Problem requirements | Set out every line bearing the string "this".

Materials provided |
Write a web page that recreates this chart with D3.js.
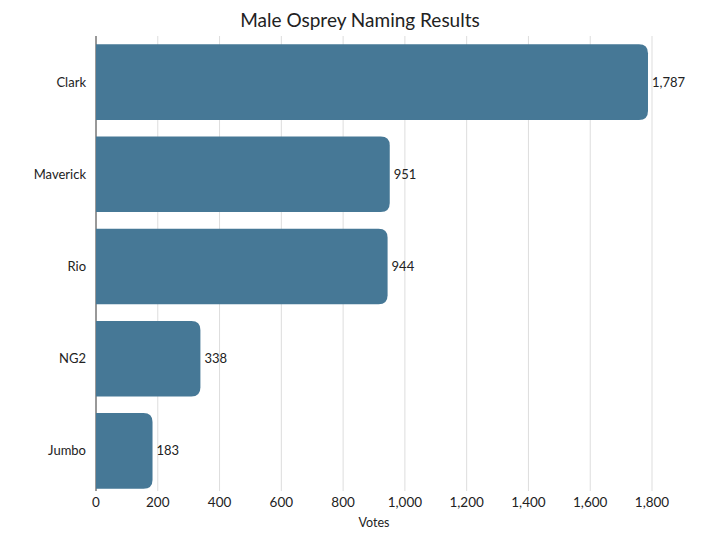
<!DOCTYPE html>
<html><head><meta charset="utf-8">
<script src="https://cdn.jsdelivr.net/npm/d3@7"></script>
<style>body{margin:0;background:#fff}text{font-family:Lato,"Open Sans",sans-serif}</style>
</head><body><svg id="c" width="720" height="540"></svg>
<script>
const categories = ["Clark","Maverick","Rio","NG2","Jumbo"];
const votes = [1787,951,944,338,183];
const ticks = [0,200,400,600,800,1000,1200,1400,1600,1800];

const svg = d3.select("#c");
const x = d3.scaleLinear().domain([0,1800]).range([96,652]);
const y = d3.scaleBand().domain(categories).range([36,497]).paddingInner(0.18).paddingOuter(0.09);
const fmt = d3.format(",");

svg.append("text").attr("x",360).attr("y",27).attr("text-anchor","middle")
  .attr("font-size",19).attr("fill","#222").text("Male Osprey Naming Results");

svg.append("g").selectAll("line").data(ticks).join("line")
  .attr("x1",d=>x(d)).attr("x2",d=>x(d)).attr("y1",36).attr("y2",491)
  .attr("stroke",d=>d===0?"#333":"#ddd").attr("stroke-width",1);

function barPath(x0,x1,y0,h,r){
  r=Math.min(r,(x1-x0));
  return `M${x0},${y0}H${x1-r}Q${x1},${y0} ${x1},${y0+r}V${y0+h-r}Q${x1},${y0+h} ${x1-r},${y0+h}H${x0}Z`;
}
const data = categories.map((c,i)=>({c,v:votes[i]}));
svg.append("g").selectAll("path").data(data).join("path")
  .attr("d",d=>barPath(x(0),x(d.v),y(d.c),y.bandwidth(),9))
  .attr("fill","#467896");

svg.append("g").selectAll("text").data(data).join("text")
  .attr("x",d=>x(d.v)+4).attr("y",d=>y(d.c)+y.bandwidth()/2).attr("dy","0.35em")
  .attr("font-size",13).attr("fill","#222").text(d=>fmt(d.v));

svg.append("g").selectAll("text").data(categories).join("text")
  .attr("x",86).attr("y",d=>y(d)+y.bandwidth()/2).attr("dy","0.35em").attr("text-anchor","end")
  .attr("font-size",13).attr("fill","#222").text(d=>d);

svg.append("g").selectAll("text").data(ticks).join("text")
  .attr("x",d=>x(d)).attr("y",507).attr("text-anchor","middle")
  .attr("font-size",13.5).attr("fill","#222").text(d=>fmt(d));

svg.append("text").attr("x",374).attr("y",527).attr("text-anchor","middle")
  .attr("font-size",12.5).attr("fill","#222").text("Votes");
</script></body></html>
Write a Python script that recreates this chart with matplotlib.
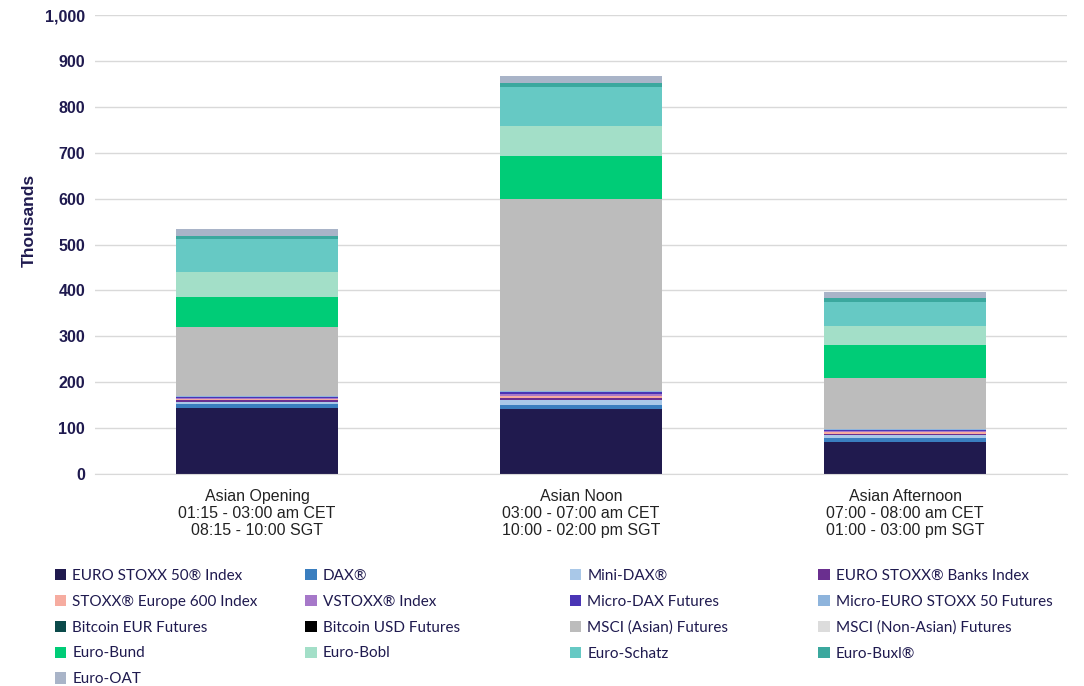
import matplotlib.pyplot as plt
import numpy as np

# --- Data (thousands) ---
sessions = ['Asian Opening\n01:15 - 03:00 am CET\n08:15 - 10:00 SGT',
            'Asian Noon\n03:00 - 07:00 am CET\n10:00 - 02:00 pm SGT',
            'Asian Afternoon\n07:00 - 08:00 am CET\n01:00 - 03:00 pm SGT']

products = ['EURO STOXX 50\u00ae Index', 'DAX\u00ae', 'Mini-DAX\u00ae', 'EURO STOXX\u00ae Banks Index',
            'STOXX\u00ae Europe 600 Index', 'VSTOXX\u00ae Index', 'Micro-DAX Futures',
            'Micro-EURO STOXX 50 Futures', 'Bitcoin EUR Futures', 'Bitcoin USD Futures',
            'MSCI (Asian) Futures', 'MSCI (Non-Asian) Futures', 'Euro-Bund', 'Euro-Bobl',
            'Euro-Schatz', 'Euro-Buxl\u00ae', 'Euro-OAT']

euro_stoxx50 = [143, 141, 70]
dax = [9, 9, 9]
mini_dax = [6, 11, 6]
banks = [3, 5, 3]
stoxx600 = [3, 4, 3]
vstoxx = [2, 4, 2]
micro_dax = [2, 5, 3]
micro_esx50 = [2, 1, 2]
btc_eur = [0.3, 0.3, 0.3]
btc_usd = [0.3, 0.3, 0.3]
msci_asian = [150, 418, 111]
msci_non_asian = [0.5, 0.5, 0.5]
bund = [65, 93, 70]
bobl = [55, 66, 43]
schatz = [70, 86, 52]
buxl = [8, 9, 9]
oat = [14, 14, 13]

series = [euro_stoxx50, dax, mini_dax, banks, stoxx600, vstoxx, micro_dax, micro_esx50,
          btc_eur, btc_usd, msci_asian, msci_non_asian, bund, bobl, schatz, buxl, oat]

colors = ['#201a4e', '#3a7ebf', '#a9c8e8', '#6a2f8f', '#f6aca0', '#a678c9', '#4a35b5',
          '#8eb4dc', '#0b4a4a', '#000000', '#bcbcbc', '#dcdcdc', '#00cc77', '#a3dfc8',
          '#66c9c4', '#3ba89e', '#a9b4c8']

plt.rcParams['font.family'] = ['Liberation Sans', 'DejaVu Sans']

fig = plt.figure(figsize=(10.84, 6.86), dpi=100)
ax = fig.add_axes([0.0876, 0.309, 0.897, 0.669])

x = np.arange(len(sessions))
bottom = np.zeros(len(sessions))
handles = []
for name, vals, c in zip(products, series, colors):
    b = ax.bar(x, vals, 0.5, bottom=bottom, color=c, label=name, edgecolor='none')
    handles.append(b)
    bottom += np.array(vals)

ax.set_xlim(-0.5, 2.5)
ax.set_ylim(0, 1000)
ax.set_yticks(np.arange(0, 1001, 100))
ax.set_yticklabels([f'{v:,}' for v in range(0, 1001, 100)], fontsize=11.5,
                   fontweight='bold', color='#1f1a4f')
ax.set_xticks(x)
ax.set_xticklabels(sessions, fontsize=11.5, color='#222222', linespacing=1.15)
ax.tick_params(axis='both', length=0)
ax.tick_params(axis='y', pad=7)
ax.tick_params(axis='x', pad=11)
ax.grid(axis='y', color='#d9d9d9', linewidth=1)
ax.set_axisbelow(True)
for s in ['top', 'right', 'left']:
    ax.spines[s].set_visible(False)
ax.spines['bottom'].set_color('#d9d9d9')
ax.set_ylabel('Thousands', fontsize=12.5, fontweight='bold', color='#1f1a4f')
ax.yaxis.set_label_coords(-0.06, 0.553)

# legend: four fixed-position columns, filled row by row
col_x = [0.0378, 0.269, 0.513, 0.742]
for c in range(4):
    idx = list(range(c, len(products), 4))
    leg = fig.legend(handles=[handles[i] for i in idx], labels=[products[i] for i in idx],
                     loc='upper left', bbox_to_anchor=(col_x[c], 0.191), frameon=False,
                     handlelength=0.75, handleheight=0.75, handletextpad=0.4,
                     labelspacing=0.78, prop={'family': 'Lato', 'size': 11})
    for t in leg.get_texts():
        t.set_color('#1f1a4f')

fig.savefig('out.png', dpi=100)
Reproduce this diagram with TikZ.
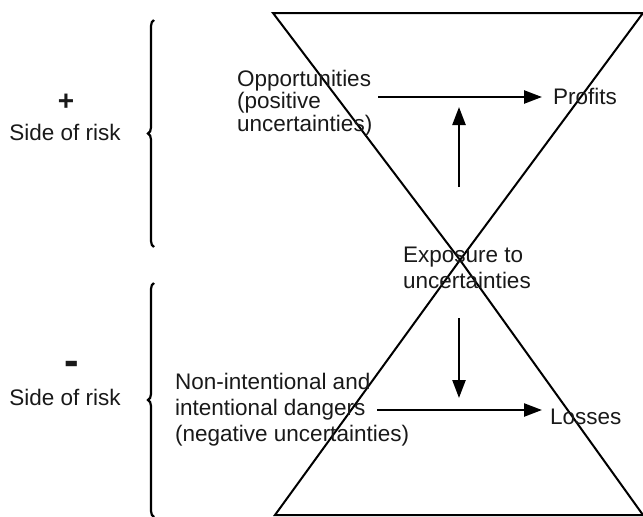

The reply |
Write a web page that recreates this chart with D3.js.
Write a Python script that recreates this chart with matplotlib.
Reproduce this diagram with TikZ.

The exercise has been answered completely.